**Data excerpt**
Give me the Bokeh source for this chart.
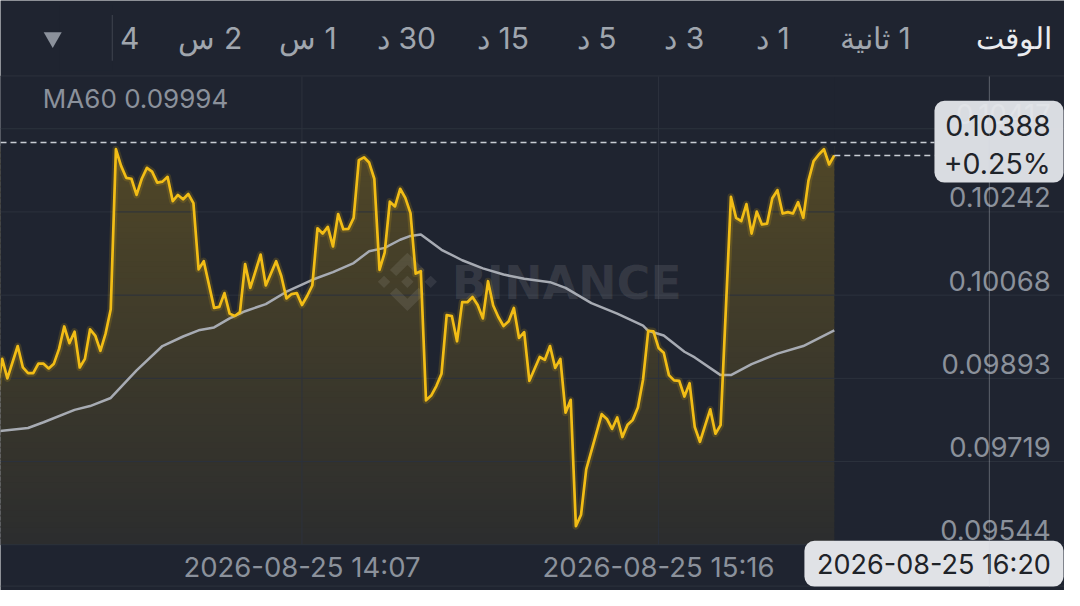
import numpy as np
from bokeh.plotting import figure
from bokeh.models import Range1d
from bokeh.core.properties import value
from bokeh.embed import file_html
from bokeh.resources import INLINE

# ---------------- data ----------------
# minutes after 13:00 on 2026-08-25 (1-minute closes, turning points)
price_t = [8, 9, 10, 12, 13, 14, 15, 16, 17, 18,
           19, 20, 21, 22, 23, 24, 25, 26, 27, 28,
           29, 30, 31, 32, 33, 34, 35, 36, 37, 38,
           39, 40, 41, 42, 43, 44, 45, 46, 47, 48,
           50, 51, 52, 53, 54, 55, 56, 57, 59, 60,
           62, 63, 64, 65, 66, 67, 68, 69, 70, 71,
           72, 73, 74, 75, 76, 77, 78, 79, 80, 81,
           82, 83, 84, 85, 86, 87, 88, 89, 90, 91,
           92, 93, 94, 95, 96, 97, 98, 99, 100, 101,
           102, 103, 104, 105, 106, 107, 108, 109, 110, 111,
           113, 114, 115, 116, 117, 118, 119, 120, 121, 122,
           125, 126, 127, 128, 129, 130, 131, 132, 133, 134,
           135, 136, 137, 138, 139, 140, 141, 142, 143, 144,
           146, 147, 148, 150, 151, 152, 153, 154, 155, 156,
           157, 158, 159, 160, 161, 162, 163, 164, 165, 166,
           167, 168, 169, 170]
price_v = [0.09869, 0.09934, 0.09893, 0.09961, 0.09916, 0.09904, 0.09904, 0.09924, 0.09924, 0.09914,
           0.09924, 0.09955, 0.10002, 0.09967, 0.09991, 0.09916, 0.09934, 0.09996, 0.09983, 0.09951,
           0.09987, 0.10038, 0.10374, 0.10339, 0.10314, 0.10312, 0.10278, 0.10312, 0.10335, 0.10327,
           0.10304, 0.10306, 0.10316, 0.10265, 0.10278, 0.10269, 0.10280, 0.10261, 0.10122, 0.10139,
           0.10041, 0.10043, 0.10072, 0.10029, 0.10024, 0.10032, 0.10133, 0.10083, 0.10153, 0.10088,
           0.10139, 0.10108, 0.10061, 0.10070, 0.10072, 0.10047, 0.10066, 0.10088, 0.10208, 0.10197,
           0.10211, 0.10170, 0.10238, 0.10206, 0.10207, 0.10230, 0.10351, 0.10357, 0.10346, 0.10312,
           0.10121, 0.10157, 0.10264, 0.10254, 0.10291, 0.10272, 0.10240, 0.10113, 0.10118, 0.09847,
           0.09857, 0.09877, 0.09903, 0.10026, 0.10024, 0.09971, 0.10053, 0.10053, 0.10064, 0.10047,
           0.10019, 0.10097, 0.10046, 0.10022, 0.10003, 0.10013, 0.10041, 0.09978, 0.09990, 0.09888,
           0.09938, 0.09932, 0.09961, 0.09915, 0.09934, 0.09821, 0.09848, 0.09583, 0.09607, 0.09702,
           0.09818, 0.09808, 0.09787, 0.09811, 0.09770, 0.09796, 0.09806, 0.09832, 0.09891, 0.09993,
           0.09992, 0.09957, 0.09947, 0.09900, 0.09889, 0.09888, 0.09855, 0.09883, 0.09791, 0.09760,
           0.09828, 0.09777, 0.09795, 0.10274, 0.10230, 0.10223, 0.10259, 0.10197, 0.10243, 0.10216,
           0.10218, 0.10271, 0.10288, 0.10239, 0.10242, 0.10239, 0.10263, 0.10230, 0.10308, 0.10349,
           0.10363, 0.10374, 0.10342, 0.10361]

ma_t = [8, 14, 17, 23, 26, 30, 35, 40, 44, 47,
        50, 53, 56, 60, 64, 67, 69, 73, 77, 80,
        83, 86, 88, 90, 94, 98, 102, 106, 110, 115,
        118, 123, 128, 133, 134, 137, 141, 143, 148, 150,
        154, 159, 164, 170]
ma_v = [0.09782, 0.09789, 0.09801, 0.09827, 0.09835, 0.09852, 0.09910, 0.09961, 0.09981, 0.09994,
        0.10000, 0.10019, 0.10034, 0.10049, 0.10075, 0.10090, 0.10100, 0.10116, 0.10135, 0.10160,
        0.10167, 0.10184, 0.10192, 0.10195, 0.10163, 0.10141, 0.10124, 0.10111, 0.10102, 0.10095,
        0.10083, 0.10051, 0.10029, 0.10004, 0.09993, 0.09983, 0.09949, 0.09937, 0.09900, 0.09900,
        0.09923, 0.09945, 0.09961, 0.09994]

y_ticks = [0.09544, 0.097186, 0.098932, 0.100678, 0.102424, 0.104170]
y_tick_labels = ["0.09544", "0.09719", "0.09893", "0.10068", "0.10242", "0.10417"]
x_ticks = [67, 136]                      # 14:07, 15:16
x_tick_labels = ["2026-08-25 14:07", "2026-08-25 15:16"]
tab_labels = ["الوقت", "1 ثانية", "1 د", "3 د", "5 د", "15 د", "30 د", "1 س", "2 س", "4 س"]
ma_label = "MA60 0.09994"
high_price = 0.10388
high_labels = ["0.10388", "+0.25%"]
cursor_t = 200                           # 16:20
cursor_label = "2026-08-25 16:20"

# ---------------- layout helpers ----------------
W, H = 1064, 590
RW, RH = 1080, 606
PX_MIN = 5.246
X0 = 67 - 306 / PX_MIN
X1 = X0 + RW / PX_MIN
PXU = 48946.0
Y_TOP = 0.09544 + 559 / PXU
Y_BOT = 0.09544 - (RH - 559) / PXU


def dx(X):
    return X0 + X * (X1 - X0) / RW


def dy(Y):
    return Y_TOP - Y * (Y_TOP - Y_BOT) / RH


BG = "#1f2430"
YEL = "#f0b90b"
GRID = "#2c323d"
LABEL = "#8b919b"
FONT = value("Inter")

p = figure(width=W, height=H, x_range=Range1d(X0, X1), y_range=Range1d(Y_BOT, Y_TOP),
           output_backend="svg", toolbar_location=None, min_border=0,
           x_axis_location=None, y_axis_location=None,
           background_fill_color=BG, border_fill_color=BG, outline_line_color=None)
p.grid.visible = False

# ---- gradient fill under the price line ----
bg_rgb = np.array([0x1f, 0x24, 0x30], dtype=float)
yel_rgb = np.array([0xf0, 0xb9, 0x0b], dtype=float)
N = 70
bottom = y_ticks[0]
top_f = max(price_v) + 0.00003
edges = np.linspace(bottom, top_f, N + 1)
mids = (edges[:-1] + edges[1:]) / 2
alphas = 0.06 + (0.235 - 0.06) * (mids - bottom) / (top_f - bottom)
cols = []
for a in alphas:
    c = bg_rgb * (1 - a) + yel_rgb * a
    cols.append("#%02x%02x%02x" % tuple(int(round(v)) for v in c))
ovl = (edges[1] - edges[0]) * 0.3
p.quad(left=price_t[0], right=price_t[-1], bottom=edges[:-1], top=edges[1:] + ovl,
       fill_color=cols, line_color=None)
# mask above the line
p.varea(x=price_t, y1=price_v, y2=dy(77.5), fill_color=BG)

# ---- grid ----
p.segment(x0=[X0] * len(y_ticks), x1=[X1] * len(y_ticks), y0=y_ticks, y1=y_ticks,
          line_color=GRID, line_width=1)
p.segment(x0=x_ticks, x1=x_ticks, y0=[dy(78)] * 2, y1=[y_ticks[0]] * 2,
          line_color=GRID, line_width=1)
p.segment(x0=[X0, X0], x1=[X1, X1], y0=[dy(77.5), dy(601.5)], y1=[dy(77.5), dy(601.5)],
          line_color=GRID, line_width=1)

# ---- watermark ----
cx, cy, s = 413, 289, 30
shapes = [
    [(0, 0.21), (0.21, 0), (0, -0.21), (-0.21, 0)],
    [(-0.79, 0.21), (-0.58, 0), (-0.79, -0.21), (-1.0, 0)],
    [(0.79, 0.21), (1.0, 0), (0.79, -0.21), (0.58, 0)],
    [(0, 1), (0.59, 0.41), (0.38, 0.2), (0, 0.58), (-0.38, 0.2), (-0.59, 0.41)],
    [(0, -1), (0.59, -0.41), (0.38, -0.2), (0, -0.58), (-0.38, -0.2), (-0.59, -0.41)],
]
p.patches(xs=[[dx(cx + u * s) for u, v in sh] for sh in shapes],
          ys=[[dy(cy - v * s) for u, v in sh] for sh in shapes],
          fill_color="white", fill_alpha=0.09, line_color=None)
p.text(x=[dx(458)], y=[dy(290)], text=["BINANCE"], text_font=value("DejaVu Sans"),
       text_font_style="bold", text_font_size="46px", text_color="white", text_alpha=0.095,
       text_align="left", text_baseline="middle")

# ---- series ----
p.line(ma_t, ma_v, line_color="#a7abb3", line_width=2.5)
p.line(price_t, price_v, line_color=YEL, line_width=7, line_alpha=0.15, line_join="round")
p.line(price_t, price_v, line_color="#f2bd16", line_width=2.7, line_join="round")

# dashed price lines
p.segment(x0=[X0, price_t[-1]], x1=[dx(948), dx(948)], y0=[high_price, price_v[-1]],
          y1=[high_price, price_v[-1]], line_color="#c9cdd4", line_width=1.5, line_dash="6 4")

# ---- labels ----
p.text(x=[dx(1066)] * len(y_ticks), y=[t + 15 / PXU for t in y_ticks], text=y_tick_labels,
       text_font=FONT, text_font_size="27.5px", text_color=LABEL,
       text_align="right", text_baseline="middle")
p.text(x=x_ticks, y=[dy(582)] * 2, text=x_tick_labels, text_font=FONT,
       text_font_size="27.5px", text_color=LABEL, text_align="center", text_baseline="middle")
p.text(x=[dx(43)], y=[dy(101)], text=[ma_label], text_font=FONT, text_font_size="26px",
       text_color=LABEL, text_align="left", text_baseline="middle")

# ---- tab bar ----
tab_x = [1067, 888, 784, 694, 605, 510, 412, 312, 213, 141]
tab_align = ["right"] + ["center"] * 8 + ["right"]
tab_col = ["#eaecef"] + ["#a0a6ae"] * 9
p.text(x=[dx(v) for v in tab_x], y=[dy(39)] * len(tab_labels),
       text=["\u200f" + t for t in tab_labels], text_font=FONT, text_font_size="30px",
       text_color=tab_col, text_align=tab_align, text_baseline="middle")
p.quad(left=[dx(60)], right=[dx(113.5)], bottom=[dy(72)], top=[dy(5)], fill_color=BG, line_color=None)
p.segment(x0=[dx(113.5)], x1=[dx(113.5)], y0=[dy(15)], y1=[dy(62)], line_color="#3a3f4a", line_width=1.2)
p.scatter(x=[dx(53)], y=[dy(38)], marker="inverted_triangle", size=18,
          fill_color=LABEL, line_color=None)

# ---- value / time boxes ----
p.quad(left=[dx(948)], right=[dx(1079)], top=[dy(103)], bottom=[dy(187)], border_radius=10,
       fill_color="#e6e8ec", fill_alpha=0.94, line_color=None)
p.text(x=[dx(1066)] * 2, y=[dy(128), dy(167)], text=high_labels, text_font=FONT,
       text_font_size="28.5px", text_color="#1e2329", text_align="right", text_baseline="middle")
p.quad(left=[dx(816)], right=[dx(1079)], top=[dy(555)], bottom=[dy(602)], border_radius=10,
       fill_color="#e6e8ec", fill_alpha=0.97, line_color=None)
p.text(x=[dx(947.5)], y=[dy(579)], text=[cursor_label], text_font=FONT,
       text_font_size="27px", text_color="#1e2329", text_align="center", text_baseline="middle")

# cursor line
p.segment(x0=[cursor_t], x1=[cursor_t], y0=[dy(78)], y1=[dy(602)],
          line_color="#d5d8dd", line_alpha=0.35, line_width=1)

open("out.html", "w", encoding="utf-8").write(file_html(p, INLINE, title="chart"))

**What is asked**
Return only the lines from the start of the data through the line that contains "from bokeh.resources import INLINE", please, copying them exactly and omitting all pictures.

**Problem solution**
Give me the Bokeh source for this chart.
import numpy as np
from bokeh.plotting import figure
from bokeh.models import Range1d
from bokeh.core.properties import value
from bokeh.embed import file_html
from bokeh.resources import INLINE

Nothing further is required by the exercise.